After the introductions a 75-year old gal says to Ann, "You're having TWO done at the same time? This hurts so bad that if I ever need the other one done, I'm going to drink more vodka, take hands full of Vicodin and learn how to limp, instead."  And I think that about sums up why Ann isn't doing this more than once.

So, just before dinner the entire Acton clan (all three of us) are gathered around the bed (OK, two people cannot gather AROUND a bed occupied by a third, but when the obits say "He died surrounded by his family", don't you ever wonder if he was trying to get away at the time?).  Anyhow, we're chatting away when Erica casually fobs off, "Hey, a six-foot harp just went by."

You know, you reach a point in your life when you start questioning your own first-hand experience: Was the light red? Did I lock the back door?  Have my pants been unzipped ALL day?  But when your adult daughter drops a six-foot harp on you, discretion requires you go through all the permutations before you take a turn down "What the Hell Lane?"

This is a good time to mention that when Erica was eight-years old she charged into our bedroom at 2am, threw her cat overhand onto the bed and screamed, "There's a bird in my room, there's a bird in my room." To this day, I contend that was the night my atrial fibrillation began.  Bird in my room… harp in the hallway.  You'll excuse me if I remain seated.
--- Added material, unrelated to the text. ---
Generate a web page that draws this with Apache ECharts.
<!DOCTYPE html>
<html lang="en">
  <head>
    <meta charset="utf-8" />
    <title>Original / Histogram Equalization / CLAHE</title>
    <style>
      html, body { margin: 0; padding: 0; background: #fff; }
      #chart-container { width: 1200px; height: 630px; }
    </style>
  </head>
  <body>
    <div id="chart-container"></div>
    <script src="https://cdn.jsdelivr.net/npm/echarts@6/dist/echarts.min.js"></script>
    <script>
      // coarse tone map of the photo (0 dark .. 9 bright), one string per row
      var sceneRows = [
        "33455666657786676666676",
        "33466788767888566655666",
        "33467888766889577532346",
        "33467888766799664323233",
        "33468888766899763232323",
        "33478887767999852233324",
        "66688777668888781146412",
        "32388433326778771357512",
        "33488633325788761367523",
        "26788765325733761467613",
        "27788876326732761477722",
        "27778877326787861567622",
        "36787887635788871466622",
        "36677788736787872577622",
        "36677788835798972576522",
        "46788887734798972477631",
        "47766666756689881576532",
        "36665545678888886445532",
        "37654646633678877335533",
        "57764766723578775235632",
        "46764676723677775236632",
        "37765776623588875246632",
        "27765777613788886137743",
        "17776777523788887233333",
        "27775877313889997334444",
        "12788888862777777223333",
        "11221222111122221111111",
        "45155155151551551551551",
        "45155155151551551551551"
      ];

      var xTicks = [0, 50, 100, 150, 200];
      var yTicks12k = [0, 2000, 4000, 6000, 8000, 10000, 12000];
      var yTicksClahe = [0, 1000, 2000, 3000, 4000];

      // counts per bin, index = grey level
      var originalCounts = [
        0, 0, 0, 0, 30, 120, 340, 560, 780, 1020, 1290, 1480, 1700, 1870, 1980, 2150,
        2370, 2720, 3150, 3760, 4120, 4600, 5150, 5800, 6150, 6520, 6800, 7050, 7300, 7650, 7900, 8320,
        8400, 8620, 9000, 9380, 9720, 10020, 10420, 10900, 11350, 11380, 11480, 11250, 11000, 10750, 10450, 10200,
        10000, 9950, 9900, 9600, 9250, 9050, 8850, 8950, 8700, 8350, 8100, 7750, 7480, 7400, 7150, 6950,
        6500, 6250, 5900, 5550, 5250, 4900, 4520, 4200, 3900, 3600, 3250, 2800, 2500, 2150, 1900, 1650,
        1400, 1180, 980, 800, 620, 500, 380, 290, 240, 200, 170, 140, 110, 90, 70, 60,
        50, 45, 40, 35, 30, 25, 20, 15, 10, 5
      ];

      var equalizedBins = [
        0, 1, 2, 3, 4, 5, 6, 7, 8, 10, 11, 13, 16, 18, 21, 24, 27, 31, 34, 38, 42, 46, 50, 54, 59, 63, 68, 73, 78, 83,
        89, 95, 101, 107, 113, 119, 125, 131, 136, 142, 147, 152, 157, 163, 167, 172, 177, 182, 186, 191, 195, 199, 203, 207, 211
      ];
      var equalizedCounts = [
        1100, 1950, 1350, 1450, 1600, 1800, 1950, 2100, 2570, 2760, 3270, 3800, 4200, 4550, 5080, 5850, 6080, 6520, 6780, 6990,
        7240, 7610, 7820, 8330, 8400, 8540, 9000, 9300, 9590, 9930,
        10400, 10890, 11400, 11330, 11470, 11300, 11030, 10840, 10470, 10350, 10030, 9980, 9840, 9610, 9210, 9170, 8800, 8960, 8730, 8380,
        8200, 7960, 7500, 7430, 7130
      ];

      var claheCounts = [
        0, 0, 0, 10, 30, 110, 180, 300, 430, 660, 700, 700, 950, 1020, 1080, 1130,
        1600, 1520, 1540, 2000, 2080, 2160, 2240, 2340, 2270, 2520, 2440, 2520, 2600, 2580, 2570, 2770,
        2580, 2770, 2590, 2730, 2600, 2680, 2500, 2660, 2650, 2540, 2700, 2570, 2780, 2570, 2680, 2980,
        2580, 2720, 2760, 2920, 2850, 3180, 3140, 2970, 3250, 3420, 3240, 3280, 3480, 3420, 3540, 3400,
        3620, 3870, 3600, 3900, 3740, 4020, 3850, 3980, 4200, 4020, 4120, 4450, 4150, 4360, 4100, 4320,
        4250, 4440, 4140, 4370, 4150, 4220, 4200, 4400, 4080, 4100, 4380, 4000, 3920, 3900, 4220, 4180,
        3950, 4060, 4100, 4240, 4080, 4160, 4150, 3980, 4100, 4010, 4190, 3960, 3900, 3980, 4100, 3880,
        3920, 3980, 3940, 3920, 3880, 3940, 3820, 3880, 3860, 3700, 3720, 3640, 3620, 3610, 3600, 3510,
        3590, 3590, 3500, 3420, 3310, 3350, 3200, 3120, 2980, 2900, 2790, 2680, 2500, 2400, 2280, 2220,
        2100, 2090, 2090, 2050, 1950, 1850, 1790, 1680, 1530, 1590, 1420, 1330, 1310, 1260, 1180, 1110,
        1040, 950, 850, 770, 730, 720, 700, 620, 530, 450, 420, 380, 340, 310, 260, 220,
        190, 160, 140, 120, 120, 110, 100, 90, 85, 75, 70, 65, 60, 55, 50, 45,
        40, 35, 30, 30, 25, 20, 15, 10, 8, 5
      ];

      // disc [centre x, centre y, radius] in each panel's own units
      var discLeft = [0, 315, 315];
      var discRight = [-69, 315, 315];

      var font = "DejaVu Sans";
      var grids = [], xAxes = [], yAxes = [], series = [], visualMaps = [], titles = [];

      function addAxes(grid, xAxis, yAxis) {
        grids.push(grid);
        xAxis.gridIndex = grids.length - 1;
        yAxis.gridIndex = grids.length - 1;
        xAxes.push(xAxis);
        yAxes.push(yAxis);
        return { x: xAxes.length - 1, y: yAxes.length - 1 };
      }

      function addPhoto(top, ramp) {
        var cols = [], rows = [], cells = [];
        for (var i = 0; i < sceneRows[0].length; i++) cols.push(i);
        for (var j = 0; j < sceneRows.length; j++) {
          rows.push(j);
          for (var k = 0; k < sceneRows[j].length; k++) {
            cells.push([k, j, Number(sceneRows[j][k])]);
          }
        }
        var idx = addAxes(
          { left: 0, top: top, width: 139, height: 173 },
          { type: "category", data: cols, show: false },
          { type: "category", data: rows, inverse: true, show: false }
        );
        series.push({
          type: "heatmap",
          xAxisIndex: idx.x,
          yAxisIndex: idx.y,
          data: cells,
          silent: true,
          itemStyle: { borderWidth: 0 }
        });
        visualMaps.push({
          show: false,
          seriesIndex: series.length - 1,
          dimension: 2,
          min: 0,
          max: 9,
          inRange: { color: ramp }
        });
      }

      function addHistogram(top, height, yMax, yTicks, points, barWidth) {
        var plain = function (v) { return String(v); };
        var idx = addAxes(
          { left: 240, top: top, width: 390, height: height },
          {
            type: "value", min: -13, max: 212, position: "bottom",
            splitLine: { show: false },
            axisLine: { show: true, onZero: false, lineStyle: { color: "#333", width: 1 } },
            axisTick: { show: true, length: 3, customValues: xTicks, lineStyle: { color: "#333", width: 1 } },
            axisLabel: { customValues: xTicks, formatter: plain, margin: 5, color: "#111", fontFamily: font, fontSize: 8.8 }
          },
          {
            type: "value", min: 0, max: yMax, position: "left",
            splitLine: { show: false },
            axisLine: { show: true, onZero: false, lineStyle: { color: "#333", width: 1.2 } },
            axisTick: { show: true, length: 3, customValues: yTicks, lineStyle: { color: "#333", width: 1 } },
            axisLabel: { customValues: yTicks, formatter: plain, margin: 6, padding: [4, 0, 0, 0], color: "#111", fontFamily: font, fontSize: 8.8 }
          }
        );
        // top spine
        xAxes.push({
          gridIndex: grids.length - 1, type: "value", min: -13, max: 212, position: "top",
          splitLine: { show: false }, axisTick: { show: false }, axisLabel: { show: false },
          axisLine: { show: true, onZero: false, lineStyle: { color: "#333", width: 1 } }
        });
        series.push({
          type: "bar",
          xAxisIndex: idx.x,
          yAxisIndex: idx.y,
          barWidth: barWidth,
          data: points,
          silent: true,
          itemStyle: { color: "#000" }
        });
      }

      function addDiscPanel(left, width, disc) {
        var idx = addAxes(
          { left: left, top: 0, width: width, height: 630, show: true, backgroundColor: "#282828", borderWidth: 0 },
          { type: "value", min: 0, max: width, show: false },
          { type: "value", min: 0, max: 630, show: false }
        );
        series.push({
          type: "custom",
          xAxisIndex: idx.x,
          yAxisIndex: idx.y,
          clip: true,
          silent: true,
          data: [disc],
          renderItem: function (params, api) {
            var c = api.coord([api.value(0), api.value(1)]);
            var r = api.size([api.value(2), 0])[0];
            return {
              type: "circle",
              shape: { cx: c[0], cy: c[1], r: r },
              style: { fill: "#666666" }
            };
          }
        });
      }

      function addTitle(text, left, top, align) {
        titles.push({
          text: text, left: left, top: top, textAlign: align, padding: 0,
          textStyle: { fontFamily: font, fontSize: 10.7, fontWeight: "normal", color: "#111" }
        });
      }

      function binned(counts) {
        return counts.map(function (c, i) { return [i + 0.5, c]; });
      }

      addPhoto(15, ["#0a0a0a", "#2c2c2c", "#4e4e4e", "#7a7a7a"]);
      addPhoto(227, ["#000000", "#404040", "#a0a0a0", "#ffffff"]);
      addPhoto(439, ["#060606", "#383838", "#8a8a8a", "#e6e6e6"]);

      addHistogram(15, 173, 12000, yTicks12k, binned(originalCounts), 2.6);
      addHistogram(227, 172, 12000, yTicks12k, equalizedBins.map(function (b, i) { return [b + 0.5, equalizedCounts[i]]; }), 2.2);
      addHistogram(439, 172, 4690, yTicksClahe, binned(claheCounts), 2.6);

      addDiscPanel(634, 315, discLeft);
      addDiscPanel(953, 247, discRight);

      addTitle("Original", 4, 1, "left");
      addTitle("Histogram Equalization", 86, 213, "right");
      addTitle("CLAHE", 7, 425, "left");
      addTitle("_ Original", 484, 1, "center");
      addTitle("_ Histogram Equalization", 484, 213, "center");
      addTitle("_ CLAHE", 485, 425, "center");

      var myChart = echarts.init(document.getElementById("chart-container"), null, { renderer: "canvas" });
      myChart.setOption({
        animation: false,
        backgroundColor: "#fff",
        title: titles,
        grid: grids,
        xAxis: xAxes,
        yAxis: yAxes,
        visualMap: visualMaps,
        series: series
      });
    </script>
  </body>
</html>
So, I'm thinking, "what could she possibly have REALLY said?" Harp… umm, carp -- could be… carp kinda sounds like harp if you're not expecting either.  I wasn’t expecting a bird and that rhymes with stuff you don't want to see at 2am.

But a six-foot harp or a six-foot carp seem equally unlikely, so either Overlake's nuclear medicine department is leaking into a local stream or Erica's fourth graders have driven her to hallucinogens.  And about that time my wife says, "blah blah blah left over muffin blah blah blah" which the male brain interprets as "Squirrel" and I started chasing the muffin, forgetting all about the harp-carp.

About 20 minutes later, from down the hall, we hear harp music.  There is harp music… it's special music (I wouldn't be surprised if it has its own Olympics), it ain't like other music… you ain't ever gonna hear a harp doing "Smoke on the Water" so when you hear harp music it sticks with you like Lawrence Welk doing a cover of Musac tunes.  And trust me when I tell you it ain't nothing like carp music. 

OK, so we got a harp in the house.  Why do we have a harp in the house and whose house is it in?  I'm dispatched from East 318 and upon investigation, discover said aforementioned harp in East 315 doing a set in a private room.  And let me tell you when you stuff a concert harp into a private hospital room, you have just enough room to go outside and change your mind.  I was going to ask when the jugglers were showing up but just as I was forming the words, the harpist moved into a medley of Michael Bolton and I was starting to feel suicidal. 

By the time I got back to the room, Ann was strapping on her leg braces again and I thought she was going to make a break for it… turns out she was just showing off again, going for another spin around the floor with her tattooed boy-toy med-tech.

Tomorrow is Day Three and I hope something happens to break the tedium.